Pictures in the entries below are to be left out; otherwise, reproduce exactly the lines from the first through the line containing "import * as".

* BEGIN DATA PROVIDED *

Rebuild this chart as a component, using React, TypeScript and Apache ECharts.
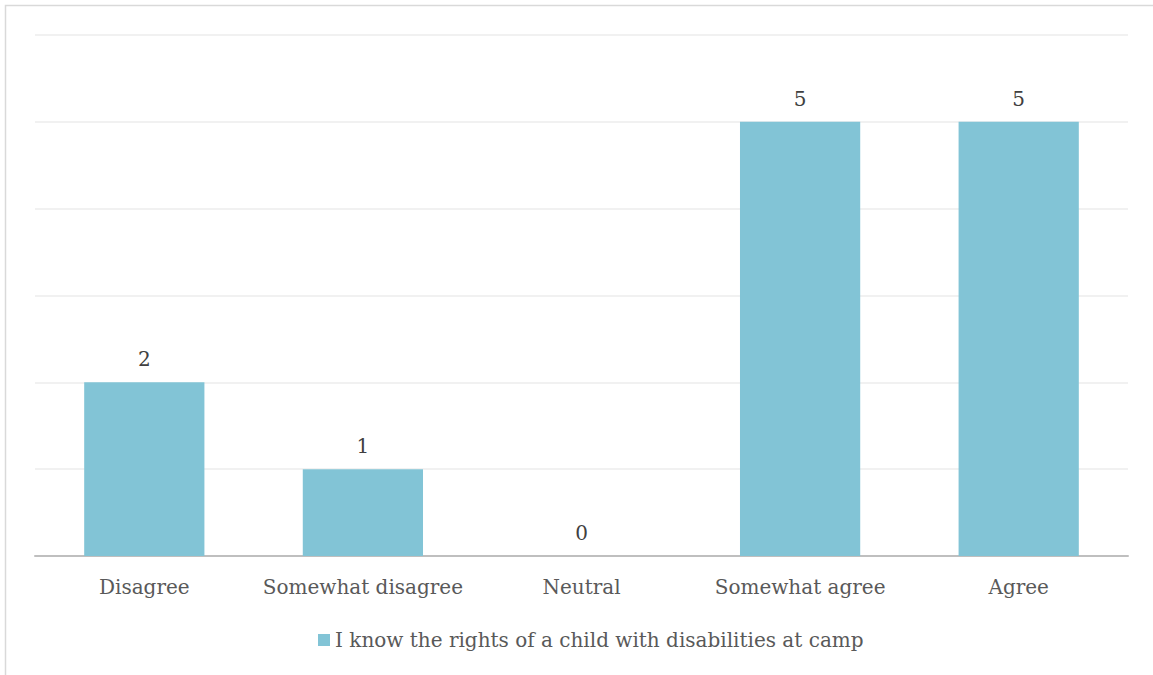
import React, { useEffect, useRef } from "react";
import * as echarts from "echarts";

const categories = ["Disagree", "Somewhat disagree", "Neutral", "Somewhat agree", "Agree"];
const values = [2, 1, 0, 5, 5];
const seriesName = "I know the rights of a child with disabilities at camp";

const FONT = "'DejaVu Serif', serif";

export default function App() {
  const ref = useRef<HTMLDivElement>(null);
  useEffect(() => {
    if (!ref.current) return;
    const chart = echarts.init(ref.current, null, { renderer: "svg" });
    chart.setOption({
      animation: false,
      backgroundColor: "#ffffff",
      textStyle: { fontFamily: FONT },
      graphic: [
        {
          type: "rect",
          shape: { x: 5.5, y: 5.5, width: 1200, height: 700 },
          style: { fill: "none", stroke: "#d9d9d9", lineWidth: 1.5 },
          silent: true,
        },
      ],
      grid: { left: 35, right: 25, top: 35, bottom: 119, containLabel: false },
      legend: {
        bottom: 20,
        left: 313,
        itemWidth: 12,
        itemHeight: 12,
        icon: "rect",
        itemGap: 6,
        textStyle: { color: "#595959", fontSize: 20, fontFamily: FONT },
        data: [seriesName],
      },
      xAxis: {
        type: "category",
        data: categories,
        axisLine: { lineStyle: { color: "#bfbfbf", width: 2 } },
        axisTick: { show: false },
        axisLabel: { color: "#595959", fontSize: 20, margin: 21, interval: 0, fontFamily: FONT },
      },
      yAxis: {
        type: "value",
        min: 0,
        max: 6,
        interval: 1,
        axisLabel: { show: false },
        axisLine: { show: false },
        axisTick: { show: false },
        splitLine: { lineStyle: { color: "#ececec", width: 1.5 } },
      },
      series: [
        {
          name: seriesName,
          type: "bar",
          data: values,
          barWidth: "55%",
          itemStyle: { color: "#82c4d6" },
          label: {
            show: true,
            position: "top",
            distance: 13,
            color: "#404040",
            fontSize: 20,
            fontFamily: FONT,
          },
        },
      ],
    });
    return () => chart.dispose();
  }, []);
  return (
    <div
      ref={ref}
      style={{ position: "fixed", left: 0, top: 0, width: 1153, height: 675 }}
    />
  );
}
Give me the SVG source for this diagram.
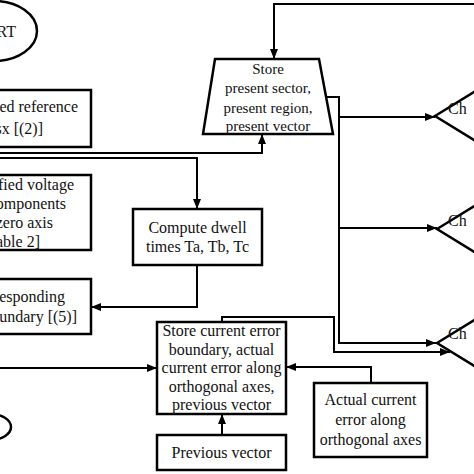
<svg xmlns="http://www.w3.org/2000/svg" width="474" height="474" viewBox="0 0 474 474">
<defs>
<marker id="ah" markerUnits="userSpaceOnUse" markerWidth="11" markerHeight="9" refX="10" refY="4" orient="auto">
<path d="M0,0 L10,4 L0,8 z" fill="#000"/>
</marker>
<style>
.n{fill:#fff;stroke:#000;stroke-width:2.5}
.c{fill:none;stroke:#000;stroke-width:2;marker-end:url(#ah)}
.l{fill:none;stroke:#000;stroke-width:2}
text{font-family:"Liberation Serif","Times New Roman",serif;font-size:16px;fill:#111}
.m{text-anchor:middle}
.e{text-anchor:end}
.s{font-size:15px}
</style>
</defs>
<rect width="474" height="474" fill="#fff"/>
<g id="connectors">
<path class="c" d="M474 4 H274 V59"/>
<path class="c" d="M-5 153 H262 V134"/>
<path class="c" d="M-5 158 H197 V209"/>
<path class="c" d="M197 265 V307 H91"/>
<path class="c" d="M326 97 H339 V343 H436"/>
<path class="c" d="M339 117 H435"/>
<path class="c" d="M339 228 H437"/>
<path class="c" d="M222 322 V317 H334 V352 H450"/>
<path class="c" d="M-5 368 H157"/>
<path class="c" d="M222 435 V414"/>
<path class="c" d="M371 383 V367 H286"/>
</g>
<g id="start">
<ellipse class="n" cx="-6" cy="31" rx="43" ry="30"/>
<text class="e" x="16" y="37">START</text>
</g>
<g id="box1">
<rect class="n" x="-10" y="90" width="101" height="57"/>
<text class="e" x="78" y="112">ed reference</text>
<text class="e" x="43" y="134">sx [(2)]</text>
</g>
<g id="box2">
<rect class="n" x="-10" y="175" width="101" height="75"/>
<text class="e" x="74" y="190">fied voltage</text>
<text class="e" x="66" y="209">omponents</text>
<text class="e" x="53" y="228">zero axis</text>
<text class="e" x="40" y="247">able 2]</text>
</g>
<g id="box3">
<rect class="n" x="-10" y="279" width="101" height="55"/>
<text class="e" x="65" y="302">esponding</text>
<text class="e" x="77" y="322">undary [(5)]</text>
</g>
<g id="store-sector">
<path class="n" d="M215 59 H319 L333 134 H203 Z"/>
<text class="m s" x="268" y="74">Store</text>
<text class="m s" x="268" y="93">present sector,</text>
<text class="m s" x="268" y="113">present region,</text>
<text class="m s" x="268" y="131">present vector</text>
</g>
<g id="compute">
<rect class="n" x="133" y="209" width="129" height="56"/>
<text class="m" x="197.5" y="233">Compute dwell</text>
<text class="m" x="197.5" y="252">times Ta, Tb, Tc</text>
</g>
<g id="store-error">
<rect class="n" x="157" y="322" width="129" height="92"/>
<text class="m" x="221.5" y="336">Store current error</text>
<text class="m" x="221.5" y="354.5">boundary, actual</text>
<text class="m" x="221.5" y="373">current error along</text>
<text class="m" x="221.5" y="391.5">orthogonal axes,</text>
<text class="m" x="221.5" y="410">previous vector</text>
</g>
<g id="previous">
<rect class="n" x="157" y="435" width="129" height="35"/>
<text class="m" x="221.5" y="458">Previous vector</text>
</g>
<g id="actual">
<rect class="n" x="314" y="383" width="113" height="74"/>
<text class="m" x="370.5" y="405">Actual current</text>
<text class="m" x="370.5" y="425">error along</text>
<text class="m" x="370.5" y="445">orthogonal axes</text>
</g>
<g id="end">
<ellipse class="n" cx="-10" cy="427" rx="21" ry="13"/>
</g>
<g id="diamond1">
<polygon class="n" points="435,116 500,76 565,116 500,156"/>
<text x="448" y="114">Ch</text>
</g>
<g id="diamond2">
<polygon class="n" points="437,229 502,189 567,229 502,269"/>
<text x="448" y="226">Ch</text>
</g>
<g id="diamond3">
<polygon class="n" points="437,343 502,303 567,343 502,383"/>
<text x="448" y="339">Ch</text>
</g>
</svg>
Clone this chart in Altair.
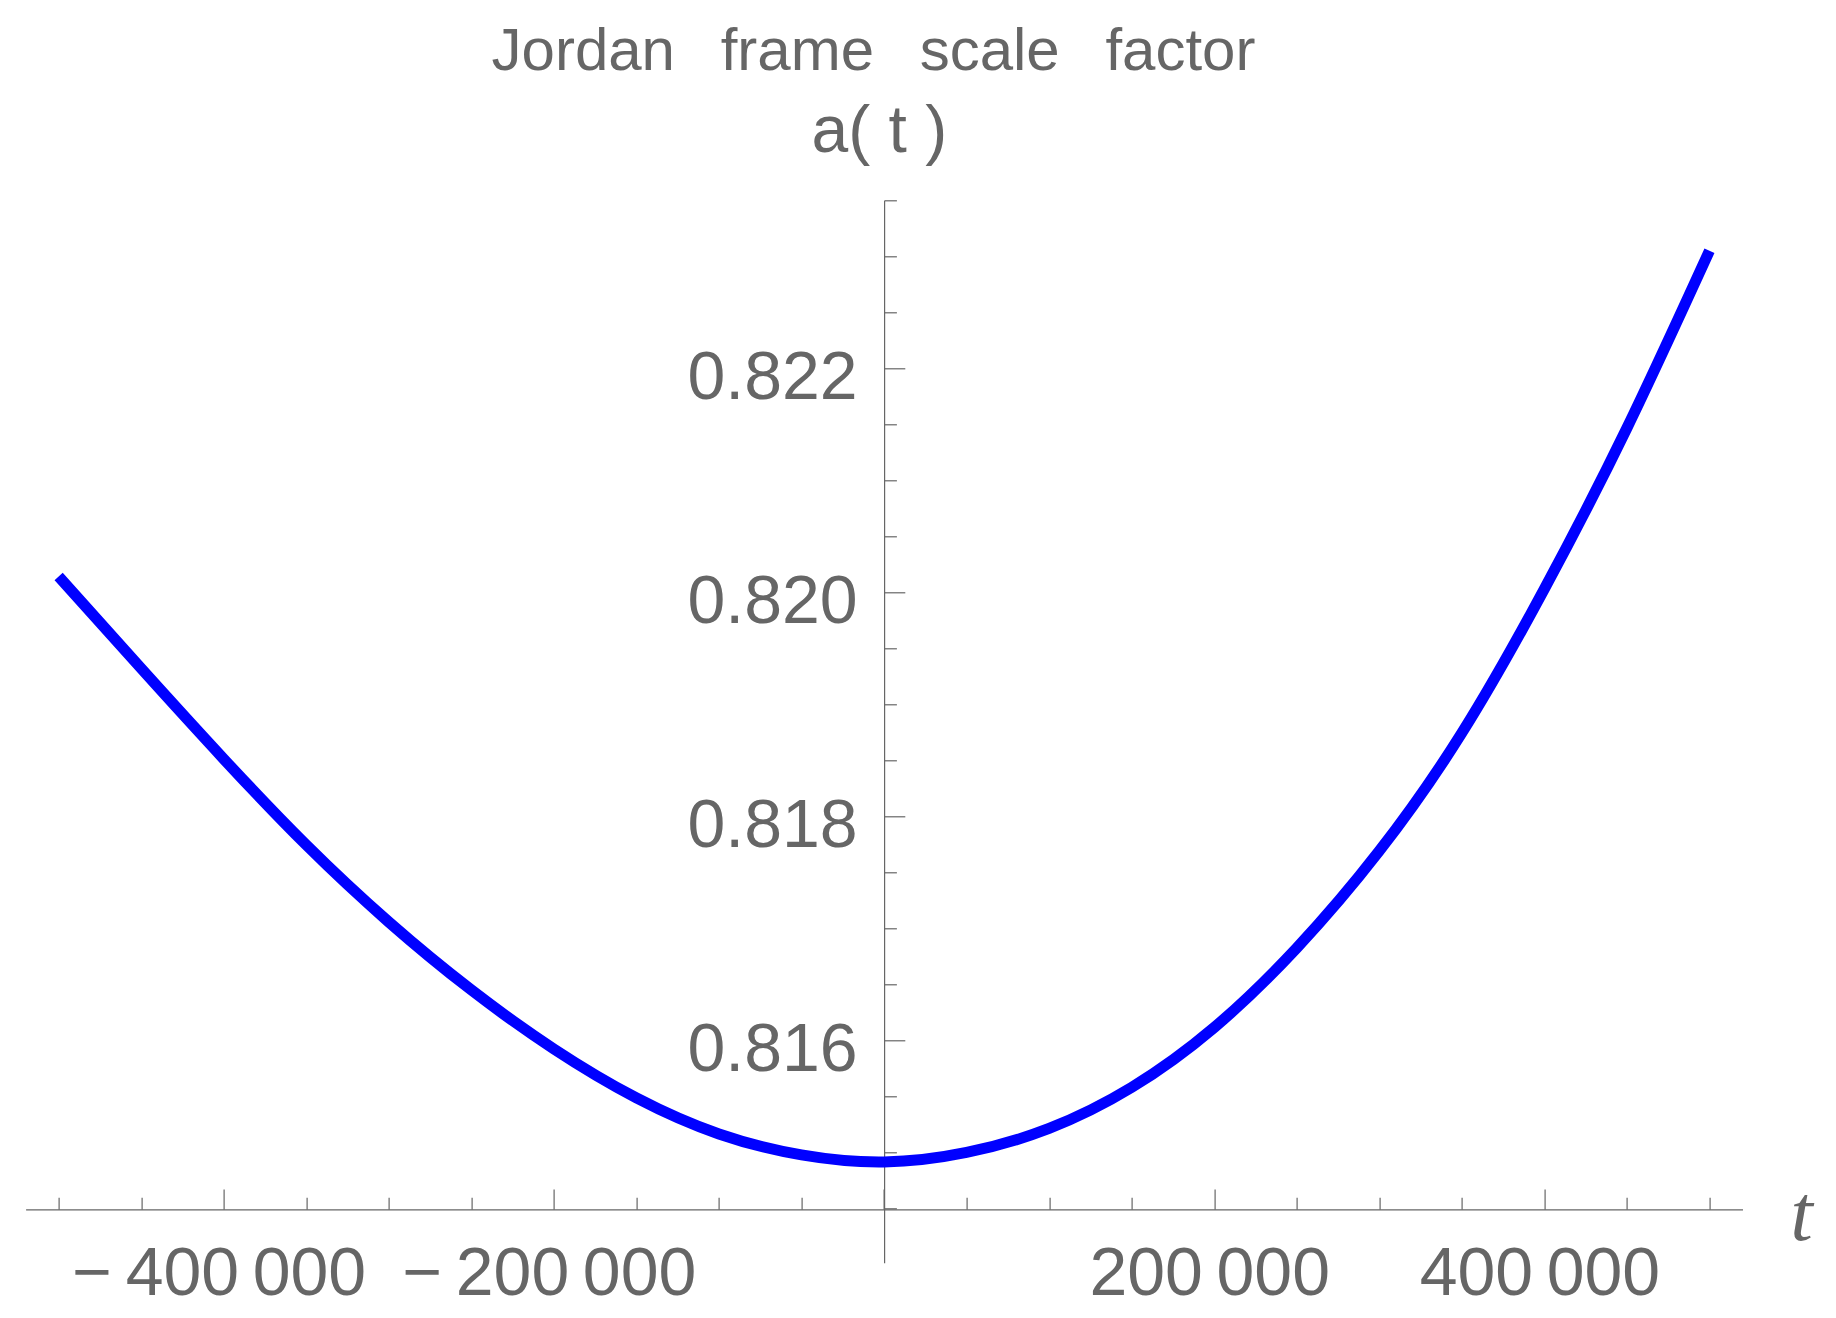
import altair as alt
import pandas as pd

# ---- data ----
t_values = [-500000, -450000, -400000, -350000, -300000, -250000, -200000,
            -150000, -100000, -50000, 0, 50000, 100000, 150000, 200000,
            250000, 300000, 350000, 400000, 450000, 500000]
a_values = [0.820141, 0.819320, 0.818512, 0.817744, 0.817056, 0.816449,
            0.815922, 0.815485, 0.815163, 0.814976, 0.814913, 0.814998,
            0.815213, 0.815579, 0.816114, 0.816824, 0.817690, 0.818744,
            0.820030, 0.821467, 0.823050]

x_ticks = [-500000, -450000, -400000, -350000, -300000, -250000, -200000,
           -150000, -100000, -50000, 0, 50000, 100000, 150000, 200000,
           250000, 300000, 350000, 400000, 450000, 500000]
y_ticks = [0.8145, 0.815, 0.8155, 0.816, 0.8165, 0.817, 0.8175, 0.818,
           0.8185, 0.819, 0.8195, 0.82, 0.8205, 0.821, 0.8215, 0.822,
           0.8225, 0.823, 0.8235]
x_domain = [-520000, 520000]
y_domain = [0.814014, 0.8235]

title_text = ("Jordan \u2009\u2009\u200aframe \u2009\u2009\u200ascale "
              "\u2009\u2009\u200afactor")
y_label = "a( t )"
x_label = "t"

df = pd.DataFrame({"t": t_values, "a": a_values})

GRAY = "#666666"
FONT = "Liberation Sans"

W = 1716.9
H = 1062.4
AX_X = 858.5      # pixel position of t = 0 inside plot
AX_Y = 1009.0     # pixel position of a = 0.8145 inside plot

x_major = "datum.value % 200000 == 0"
y_major = ("abs(datum.value*1000 - round(datum.value*1000)) < 1e-6 && "
           "round(datum.value*1000) % 2 == 0")

x_label_expr = (x_major + " && datum.value != 0 ? "
                "(datum.value < 0 ? '\u2212\u2009' : '') + "
                "replace(format(abs(datum.value), ','), ',', '\u2009') : ''")
y_label_expr = y_major + " ? format(datum.value, '.3f') : ''"

xscale = alt.Scale(domain=x_domain, nice=False, zero=False)
yscale = alt.Scale(domain=y_domain, nice=False, zero=False)

# layer with the visible curve, carrying label axes (bottom / left)
curve = alt.Chart(df).mark_line(
    color="#0000ff", strokeWidth=11, interpolate="natural", strokeCap="butt"
).encode(
    x=alt.X("t:Q", scale=xscale, axis=alt.Axis(
        orient="bottom", offset=-(H - AX_Y), values=x_ticks,
        domain=False, ticks=False, tickSize=0, grid=False,
        labelExpr=x_label_expr, labelFont=FONT, labelFontSize=68,
        labelColor=GRAY, labelPadding=85.7, labelBaseline="alphabetic",
        labelOffset=-5, labelFlush=False, labelOverlap=False, labelLimit=600,
        title=x_label, titleFont="Liberation Serif", titleFontStyle="italic",
        titleFontWeight="normal", titleFontSize=80, titleColor=GRAY,
        titleX=1764.4, titleY=30.7, titleAlign="left",
        titleBaseline="alphabetic", titleAngle=0)),
    y=alt.Y("a:Q", scale=yscale, axis=alt.Axis(
        orient="left", offset=-AX_X, values=y_ticks,
        domain=False, ticks=False, tickSize=0, grid=False,
        labelExpr=y_label_expr, labelFont=FONT, labelFontSize=68,
        labelColor=GRAY, labelPadding=27, labelBaseline="alphabetic",
        labelOffset=30.7, labelAlign="right", labelFlush=False,
        labelOverlap=False, labelLimit=600,
        title=y_label, titleFont=FONT, titleFontWeight="normal",
        titleFontSize=66, titleColor=GRAY, titleAngle=0,
        titleX=-5.3, titleY=-48.6, titleAlign="center",
        titleBaseline="alphabetic", titleLimit=1000)),
)

# invisible twin carrying the tick axes (ticks pointing into the plot)
ticks_layer = alt.Chart(df).mark_line(opacity=0).encode(
    x=alt.X("t:Q", scale=xscale, axis=alt.Axis(
        orient="top", offset=-AX_Y, values=x_ticks, labels=False,
        grid=False, domain=True, domainColor=GRAY, domainWidth=1.2,
        ticks=True, tickColor=GRAY, tickWidth=1.2,
        tickSize={"condition": {"test": x_major, "value": 20.3}, "value": 12},
        title=title_text, titleFont=FONT, titleFontWeight="normal",
        titleFontSize=60, titleColor=GRAY, titleX=847.4,
        titleY=70 - 1209.3, titleAlign="center",
        titleBaseline="alphabetic", titleAngle=0, titleLimit=2000)),
    y=alt.Y("a:Q", scale=yscale, axis=alt.Axis(
        orient="right", offset=-(W - AX_X), values=y_ticks, labels=False,
        grid=False, domain=True, domainColor=GRAY, domainWidth=1.2,
        ticks=True, tickColor=GRAY, tickWidth=1.2,
        tickSize={"condition": {"test": y_major, "value": 20.7}, "value": 12.3},
        title="")),
)

chart = alt.layer(ticks_layer, curve).resolve_axis(
    x="independent", y="independent"
).properties(
    width=W, height=H,
    autosize=alt.AutoSizeParams(type="none"),
    padding={"left": 17.6, "top": 192.3, "right": 80, "bottom": 47},
    background="white",
).configure_view(strokeWidth=0)

chart.save("out.html", embed_options={"renderer": "svg", "actions": False})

* END DATA PROVIDED *

[ANSWER]
Rebuild this chart as a component, using React, TypeScript and Apache ECharts.
import React, { useEffect, useRef } from "react";
import * as echarts from "echarts";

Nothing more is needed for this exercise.